Helping Children Deal with Bereavement and Loss

Bereavement can occur without warning at any time of our lives and it’s important to understand how as a nanny, you can help the children in your care deal with the losses that they may face.

Loss can be exceptionally difficult for children to understand as they are not always able to process the emotions and thoughts that follow, which is why it’s important that children have a strong support network at times of great upset.

Bereavement can be the death of a loved one, a friend or a pet, it could also be the loss of someone close to them, which can often be a result of divorce or separation of a child’s parents.

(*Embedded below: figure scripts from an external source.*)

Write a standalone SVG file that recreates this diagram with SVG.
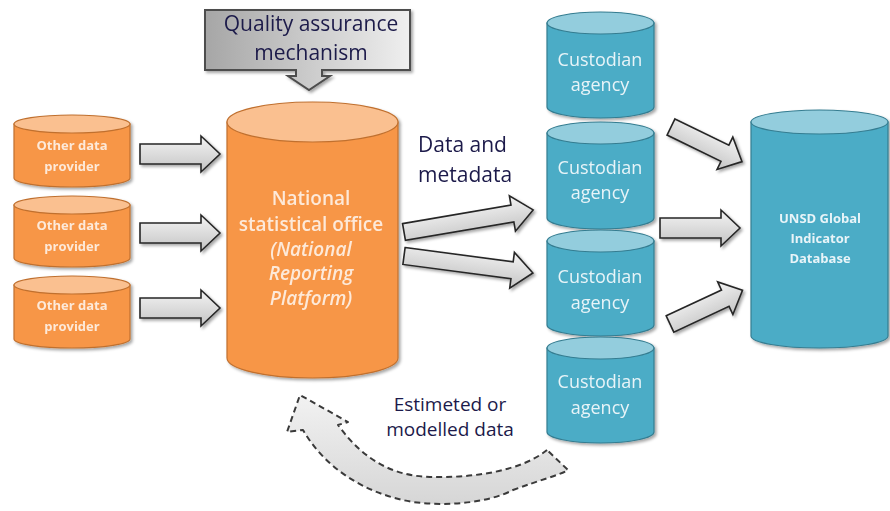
<svg xmlns="http://www.w3.org/2000/svg" width="890" height="511" viewBox="0 0 890 511">
<defs>
  <linearGradient id="arrowGrad" x1="0" y1="0" x2="0" y2="1">
    <stop offset="0" stop-color="#f4f4f4"/>
    <stop offset="1" stop-color="#c4c4c4"/>
  </linearGradient>
  <linearGradient id="qaGrad" x1="0" y1="0" x2="1" y2="0">
    <stop offset="0" stop-color="#a6a6a6"/>
    <stop offset="1" stop-color="#efefef"/>
  </linearGradient>
  <linearGradient id="curveGrad" x1="0" y1="0" x2="0" y2="1">
    <stop offset="0" stop-color="#f2f2f2"/>
    <stop offset="1" stop-color="#d6d6d6"/>
  </linearGradient>
  <filter id="shadow" x="-20%" y="-20%" width="140%" height="140%">
    <feDropShadow dx="2" dy="2" stdDeviation="1.5" flood-color="#000" flood-opacity="0.35"/>
  </filter>
  <style>
    .orange-body{fill:#f79646;stroke:#c0702f;stroke-width:1.2}
    .orange-top{fill:#fac090;stroke:#c0702f;stroke-width:1.2}
    .teal-body{fill:#4bacc6;stroke:#357d91;stroke-width:1.2}
    .teal-top{fill:#93cddd;stroke:#357d91;stroke-width:1.2}
    .arrow{fill:url(#arrowGrad);stroke:#262626;stroke-width:1.6;stroke-linejoin:miter}
    .lt{font-family:"Open Sans","Liberation Sans",sans-serif;fill:#fde9d9;text-anchor:middle}
    .wt{font-family:"Open Sans","Liberation Sans",sans-serif;fill:#e8f4f8;text-anchor:middle}
    .dk{font-family:"Open Sans","Liberation Sans",sans-serif;fill:#1c1a4a}
    .small{font-size:13px;font-weight:bold}
  </style>
</defs>

<g id="connectors">
  <g filter="url(#shadow)">
    <path class="arrow" transform="translate(140,154)" d="M0,-10 L61,-10 L61,-18 L80,0 L61,18 L61,10 L0,10 Z"/>
    <path class="arrow" transform="translate(140,233)" d="M0,-10 L61,-10 L61,-18 L80,0 L61,18 L61,10 L0,10 Z"/>
    <path class="arrow" transform="translate(140,308)" d="M0,-10 L61,-10 L61,-18 L80,0 L61,18 L61,10 L0,10 Z"/>
    <path class="arrow" transform="translate(404,232) rotate(-9.7)" d="M0,-8.5 L110,-8.5 L110,-18 L131,0 L110,18 L110,8.5 L0,8.5 Z"/>
    <path class="arrow" transform="translate(404,256) rotate(7.5)" d="M0,-8.5 L109,-8.5 L109,-18 L130,0 L109,18 L109,8.5 L0,8.5 Z"/>
    <path class="arrow" transform="translate(671,127) rotate(26)" d="M0,-9 L60,-9 L60,-18 L79,0 L60,18 L60,9 L0,9 Z"/>
    <path class="arrow" transform="translate(660,228)" d="M0,-10 L61,-10 L61,-18 L80,0 L61,18 L61,10 L0,10 Z"/>
    <path class="arrow" transform="translate(670,324) rotate(-25)" d="M0,-9 L61,-9 L61,-18 L80,0 L61,18 L61,9 L0,9 Z"/>
  </g>
  <path d="M547,450 C520,472 470,478 430,477 C395,476 365,462 338,425 L348,422 L300,395 L287,432 L303,430 C325,468 365,494 413,502 C450,507 490,502 513,490 C540,480 560,475 568,470 Z"
        fill="url(#curveGrad)" stroke="#3a3a3a" stroke-width="2" stroke-dasharray="6,4" stroke-linejoin="round"/>
</g>

<g id="quality-assurance" filter="url(#shadow)">
  <path d="M205,10 L410,10 L410,70 L322,70 L322,76 L330,76 L309,90 L288,76 L296,76 L296,70 L205,70 Z" fill="url(#qaGrad)" stroke="#4d4d4d" stroke-width="2"/>
  <text class="dk" x="311" y="31" font-size="21" text-anchor="middle">Quality assurance</text>
  <text class="dk" x="311" y="60" font-size="21" text-anchor="middle">mechanism</text>
</g>

<g id="provider-1" filter="url(#shadow)">
  <path class="orange-body" d="M14,124 L14,178 A58,9 0 0 0 130,178 L130,124 Z"/>
  <ellipse class="orange-top" cx="72" cy="124" rx="58" ry="9"/>
  <text class="lt small" x="72" y="150">Other data</text>
  <text class="lt small" x="72" y="171">provider</text>
</g>
<g id="provider-2" filter="url(#shadow)">
  <path class="orange-body" d="M14,205 L14,258 A58,9 0 0 0 130,258 L130,205 Z"/>
  <ellipse class="orange-top" cx="72" cy="205" rx="58" ry="9"/>
  <text class="lt small" x="72" y="230">Other data</text>
  <text class="lt small" x="72" y="251">provider</text>
</g>
<g id="provider-3" filter="url(#shadow)">
  <path class="orange-body" d="M14,285 L14,339 A58,9 0 0 0 130,339 L130,285 Z"/>
  <ellipse class="orange-top" cx="72" cy="285" rx="58" ry="9"/>
  <text class="lt small" x="72" y="310">Other data</text>
  <text class="lt small" x="72" y="331">provider</text>
</g>

<g id="nso" filter="url(#shadow)">
  <path class="orange-body" d="M227,122 L227,358 A85.5,20 0 0 0 398,358 L398,122 Z"/>
  <ellipse class="orange-top" cx="312.5" cy="122" rx="85.5" ry="20"/>
  <text class="lt" x="311" y="205" font-size="19" font-weight="600">National</text>
  <text class="lt" x="311" y="231" font-size="19" font-weight="600">statistical office</text>
  <text class="lt" x="311" y="256" font-size="19" font-weight="600" font-style="italic">(National</text>
  <text class="lt" x="311" y="280" font-size="19" font-weight="600" font-style="italic">Reporting</text>
  <text class="lt" x="311" y="305" font-size="19" font-weight="600" font-style="italic">Platform)</text>
</g>

<text class="dk" x="418" y="152" font-size="21">Data and</text>
<text class="dk" x="418" y="182" font-size="21">metadata</text>

<g id="custodian-1" filter="url(#shadow)">
  <path class="teal-body" d="M547,23 L547,107 A53.5,11 0 0 0 654,107 L654,23 Z"/>
  <ellipse class="teal-top" cx="600.5" cy="23" rx="53.5" ry="11"/>
  <text class="wt" x="600" y="66" font-size="18">Custodian</text>
  <text class="wt" x="600" y="91" font-size="18">agency</text>
</g>
<g id="custodian-2" filter="url(#shadow)">
  <path class="teal-body" d="M547,133 L547,218 A53.5,11 0 0 0 654,218 L654,133 Z"/>
  <ellipse class="teal-top" cx="600.5" cy="133" rx="53.5" ry="11"/>
  <text class="wt" x="600" y="174" font-size="18">Custodian</text>
  <text class="wt" x="600" y="199" font-size="18">agency</text>
</g>
<g id="custodian-3" filter="url(#shadow)">
  <path class="teal-body" d="M547,241 L547,325 A53.5,11 0 0 0 654,325 L654,241 Z"/>
  <ellipse class="teal-top" cx="600.5" cy="241" rx="53.5" ry="11"/>
  <text class="wt" x="600" y="283" font-size="18">Custodian</text>
  <text class="wt" x="600" y="309" font-size="18">agency</text>
</g>
<g id="custodian-4" filter="url(#shadow)">
  <path class="teal-body" d="M547,348 L547,432 A53.5,11 0 0 0 654,432 L654,348 Z"/>
  <ellipse class="teal-top" cx="600.5" cy="348" rx="53.5" ry="11"/>
  <text class="wt" x="600" y="388" font-size="18">Custodian</text>
  <text class="wt" x="600" y="414" font-size="18">agency</text>
</g>

<g id="unsd" filter="url(#shadow)">
  <path class="teal-body" d="M751,122 L751,336 A68.5,12 0 0 0 888,336 L888,122 Z"/>
  <ellipse class="teal-top" cx="819.5" cy="122" rx="68.5" ry="12"/>
  <text class="wt small" x="820" y="223">UNSD Global</text>
  <text class="wt small" x="820" y="243">Indicator</text>
  <text class="wt small" x="820" y="263">Database</text>
</g>

<text class="dk" x="450" y="411" font-size="19" text-anchor="middle">Estimeted or</text>
<text class="dk" x="450" y="436" font-size="19" text-anchor="middle">modelled data</text>
</svg>
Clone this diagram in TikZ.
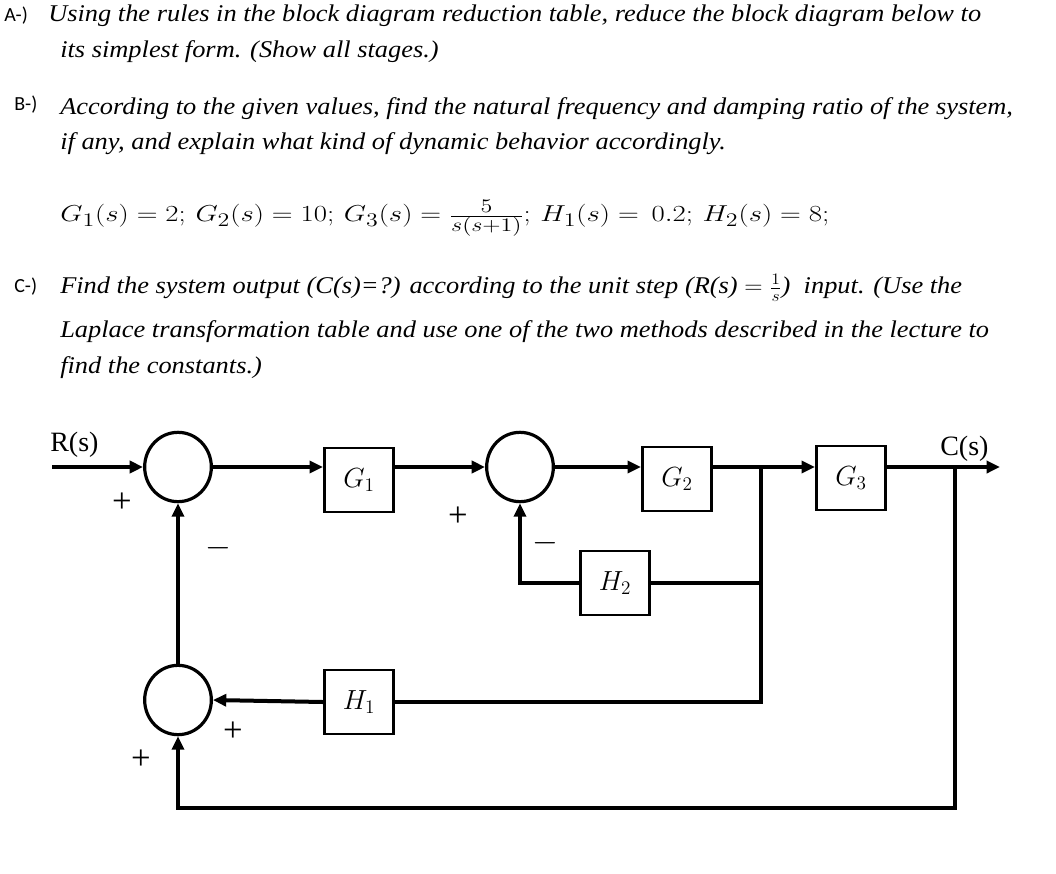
\documentclass[tikz,border=0pt]{standalone}
\usepackage{fontspec}
\setmainfont{Liberation Serif}
\newfontfamily\labfont{Carlito}
\usetikzlibrary{arrows.meta,shapes.geometric}
\newcommand{\wide}[1]{\scalebox{1.1}[1]{#1}}
\begin{document}
\begin{tikzpicture}[x=0.75pt,y=-0.75pt,
  sum/.style={draw,line width=2.4pt,ellipse,minimum width=50pt,minimum height=52pt,inner sep=0pt},
  blk/.style={draw,line width=2.2pt,minimum width=52pt,minimum height=48pt,font=\fontsize{22}{24}\selectfont},
  sig/.style={line width=3pt,-{Triangle[length=10pt,width=9pt]}},
  ln/.style={line width=3pt},
  txt/.style={anchor=west,inner sep=0pt,font=\fontsize{18}{20}\selectfont\itshape},
  lab/.style={anchor=west,inner sep=0pt,font=\labfont\fontsize{15}{17}\selectfont},
  pm/.style={font=\fontsize{26}{26}\selectfont,inner sep=0pt}]
\useasboundingbox (0,0) rectangle (1056,874);
% texts
\node[lab] (la) at (4,16) {A-)};
\node[txt] (ta1) at (48,16) {\wide{Using the rules in the block diagram reduction table, reduce the block diagram below to}};
\node[txt] (ta2) at (60,52) {\wide{its simplest form. (Show all stages.)}};
\node[lab] (lb) at (14,105) {B-)};
\node[txt] (tb1) at (60,109) {\wide{According to the given values, find the natural frequency and damping ratio of the system,}};
\node[txt] (tb2) at (60,144) {\wide{if any, and explain what kind of dynamic behavior accordingly.}};
\node[anchor=west,inner sep=0pt,font=\fontsize{19}{21}\selectfont] (eq) at (60,218)
 {\scalebox{1.25}[1]{$G_1(s)=2;\,G_2(s)=10;\,G_3(s)=\frac{5}{s(s+1)};\,H_1(s)=\,0.2;\,H_2(s)=8;$}};
\node[lab] (lc) at (14,287) {C-)};
\node[txt] (tc1) at (60,288) {\wide{Find the system output (C(s)=?) according to the unit step (R(s) $=\frac{1}{s}$)\ \ input. (Use the}};
\node[txt] (tc2) at (60,332) {\wide{Laplace transformation table and use one of the two methods described in the lecture to}};
\node[txt] (tc3) at (60,368) {\wide{find the constants.)}};
% diagram
\node[sum] (s1) at (178,467) {};
\node[sum] (s2) at (520,467) {};
\node[sum] (s3) at (178,700) {};
\node[blk] (g1) at (359,480) {$G_1$};
\node[blk] (g2) at (677,479) {$G_2$};
\node[blk] (g3) at (851,478) {$G_3$};
\node[blk] (h2) at (615,583) {$H_2$};
\node[blk] (h1) at (359,702) {$H_1$};
\coordinate (in) at (52,467);
\coordinate (out) at (1000,467);
\coordinate (b1) at (761,467);
\coordinate (b2) at (955,467);
\node[anchor=south west,inner sep=0pt,font=\fontsize{21}{22}\selectfont] (rs) at (50,458) {R(s)};
\node[anchor=south west,inner sep=0pt,font=\fontsize{21}{22}\selectfont] (cs) at (940,462) {C(s)};
\draw[sig] (in) -- (s1);
\draw[sig] (s1) -- (g1.west|-s1);
\draw[sig] (g1.east|-s1) -- (s2);
\draw[sig] (s2) -- (g2.west|-s2);
\draw[sig] (g2.east|-s2) -- (g3.west|-s2);
\draw[sig] (g3.east|-s2) -- (out);
\draw[ln] (b1) |- (h2.east);
\draw[sig] (h2.west) -| (s2.south);
\draw[ln] (b1) |- (h1.east);
\draw[sig] (h1.west) -- (s3.east);
\draw[sig] (b2) |- (178,808) -- (s3.south);
\draw[sig] (s3.north) -- (s1.south);
% signs
\node[pm] (p1) at (122,503) {+};
\node[pm] (m1) at (218,548) {$-$};
\node[pm] (p2) at (458,517) {+};
\node[pm] (m2) at (545,543) {$-$};
\node[pm] (p3) at (233,732) {+};
\node[pm] (p4) at (141,760) {+};
\end{tikzpicture}
\end{document}
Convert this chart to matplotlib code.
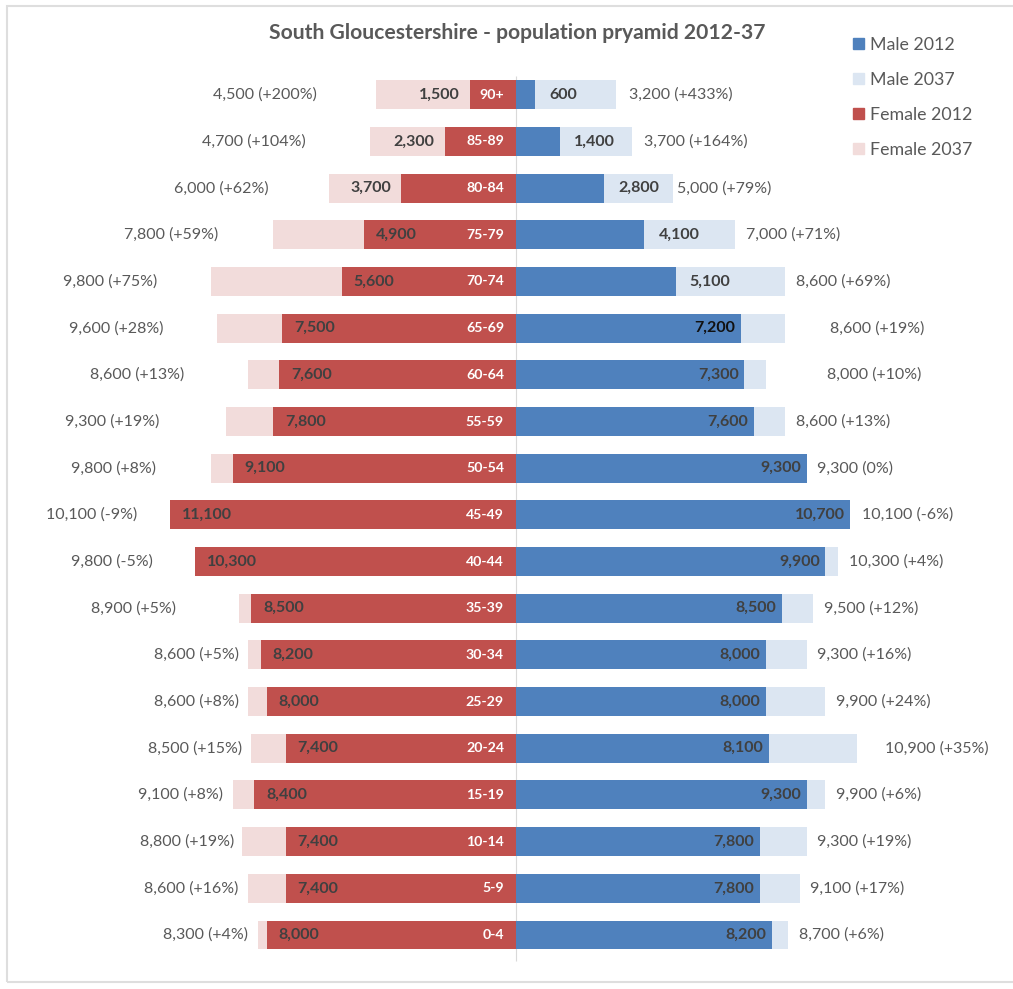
import matplotlib.pyplot as plt
from matplotlib.patches import Rectangle, Patch

plt.rcParams['font.family'] = ['Lato', 'DejaVu Sans']

# age bands, bottom to top
ages = ['0-4', '5-9', '10-14', '15-19', '20-24', '25-29', '30-34', '35-39', '40-44',
        '45-49', '50-54', '55-59', '60-64', '65-69', '70-74', '75-79', '80-84',
        '85-89', '90+']

female_2012 = [8000, 7400, 7400, 8400, 7400, 8000, 8200, 8500, 10300, 11100,
               9100, 7800, 7600, 7500, 5600, 4900, 3700, 2300, 1500]
female_2037 = [8300, 8600, 8800, 9100, 8500, 8600, 8600, 8900, 9800, 10100,
               9800, 9300, 8600, 9600, 9800, 7800, 6000, 4700, 4500]
male_2012 = [8200, 7800, 7800, 9300, 8100, 8000, 8000, 8500, 9900, 10700,
             9300, 7600, 7300, 7200, 5100, 4100, 2800, 1400, 600]
male_2037 = [8700, 9100, 9300, 9900, 10900, 9900, 9300, 9500, 10300, 10100,
             9300, 8600, 8000, 8600, 8600, 7000, 5000, 3700, 3200]

# gap (in thousands) between bar end and the 2037 label, as placed in the original
f_pad = [0.3, 0.3, 0.25, 0.3, 0.3, 0.3, 0.3, 2.0, 1.35, 1.05,
         1.75, 2.15, 2.05, 1.7, 1.7, 1.75, 1.95, 2.05, 1.9]
m_pad = [0.35, 0.3, 0.33, 0.34, 0.9, 0.34, 0.33, 0.36, 0.36, 0.37,
         0.33, 0.36, 1.95, 1.45, 0.36, 0.36, 0.15, 0.39, 0.41]

c_m12 = '#4f81bd'
c_m37 = '#dce6f2'
c_f12 = '#c0504d'
c_f37 = '#f2dcdb'
txt = '#595959'
val = '#404040'


def fmt(v):
    return f'{v:,}'


def change(a, b):
    p = round((b - a) / a * 100)
    return f'(+{p}%)' if p > 0 else f'({p}%)'


fig = plt.figure(figsize=(10.13, 9.89), dpi=100)
ax = fig.add_axes([0, 0, 1, 1])
ax.set_xlim(-16554, 15913)
ax.set_ylim(-1.157, 20.03)
ax.axis('off')

y = list(range(len(ages)))
h = 0.62

ax.vlines(0, -0.55, 18.4, color='#d9d9d9', lw=0.8, zorder=0.5)

ax.barh(y, [-v for v in female_2037], height=h, color=c_f37, zorder=1)
ax.barh(y, male_2037, height=h, color=c_m37, zorder=1)
ax.barh(y, [-v for v in female_2012], height=h, color=c_f12, zorder=2)
ax.barh(y, male_2012, height=h, color=c_m12, zorder=2)

fs = 11.5
for i, age in enumerate(ages):
    f12, f37, m12, m37 = female_2012[i], female_2037[i], male_2012[i], male_2037[i]
    # age band in the female bar
    ax.text(-400, i, age, ha='right', va='center', color='white',
            fontsize=10.2, fontweight='bold', zorder=3)
    # female 2012 value
    if f12 >= 4500:
        ax.text(-f12 + 380, i, fmt(f12), ha='left', va='center', color=val,
                fontsize=fs, fontweight='bold', zorder=3)
    else:
        ax.text(-f12 - 330, i, fmt(f12), ha='right', va='center', color=val,
                fontsize=fs, fontweight='bold', zorder=3)
    # male 2012 value
    mcol = '#111111' if age == '65-69' else val
    if m12 >= 6000:
        ax.text(m12 - 180, i, fmt(m12), ha='right', va='center', color=mcol,
                fontsize=fs, fontweight='bold', zorder=3)
    else:
        ax.text(m12 + 450, i, fmt(m12), ha='left', va='center', color=val,
                fontsize=fs, fontweight='bold', zorder=3)
    # 2037 values with change
    fx = max(f12, f37) + f_pad[i] * 1000
    ax.text(-fx, i, f'{fmt(f37)} {change(f12, f37)}', ha='right', va='center',
            color=txt, fontsize=fs, zorder=3)
    mx = max(m12, m37) + m_pad[i] * 1000
    ax.text(mx, i, f'{fmt(m37)} {change(m12, m37)}', ha='left', va='center',
            color=txt, fontsize=fs, zorder=3)

fig.text(517 / 1013, 1 - 33 / 989, 'South Gloucestershire - population pryamid 2012-37',
         ha='center', va='center', color=txt, fontsize=15.2, fontweight='bold')

handles = [Patch(color=c_m12), Patch(color=c_m37), Patch(color=c_f12), Patch(color=c_f37)]
labels = ['Male 2012', 'Male 2037', 'Female 2012', 'Female 2037']
leg = fig.legend(handles, labels, loc='upper left', bbox_to_anchor=(853 / 1013, 1 - 37 / 989),
                 frameon=False, fontsize=12.8, handlelength=0.6, handleheight=0.6,
                 handletextpad=0.35, labelspacing=1.07, borderpad=0, borderaxespad=0)
for t in leg.get_texts():
    t.set_color(txt)

fig.patches.append(Rectangle((7 / 1013, 1 - 982 / 989), 1.2, 976 / 989, transform=fig.transFigure,
                             fill=False, ec='#dedede', lw=1.5, clip_on=False))

fig.savefig('out.png', dpi=100)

To help you further help the children in your care deal with the losses they face, we’ve put together the following advice:

  • Be there – Simply being there for a child suffering from loss can make the world of difference. Letting them know that they have someone to count on, who’s willing to listen or even distract them will be beneficial as they process their grief.
  • Listen and understand – Just as with adults, not all children will react the same way to loss. Some may cry and be upset, others won’t. Some may ask a lot of questions, others may want to be left alone. Give your child time to come to terms with their own emotions and don’t push them to react the way you’d expect.
  • Explain that it’s ok to feel confused, upset and angry – Without pressuring your child, you can still explain to them that it’s ok to talk about and express how they feel. Talk about your own feelings to let them know that grief affects adults too. For very young children, you could try using crafts and painting, so they can show you how they feel.
  • Explain if things will change – It’s important to prepare a child as best as possible for what happens next. This could include things like funerals, different living arrangements, different routines. Anything that will change because of their loss. Knowing about it sooner will give them more time to process the changes.
  • Encourage sharing of memories – Show your child that it’s important to remember someone even after they’re gone. You could exchange your favourite stories about the person/animal you’ve lost, paint or draw pictures of them, and look at photos or videos and talk about the things you remember.
  • Explain about funerals – If your child will be attending a funeral or other ritual, it’s important to explain what things will be like and what they might see, in as child-friendly a way as possible.
  • Communicate – Talk to the child’s parent/guardian to ensure that you’re consistent and supportive of the child’s needs.

Remember that you can also get help dealing with bereavement from your local GP as well as agencies or support groups who specialise in grief and loss.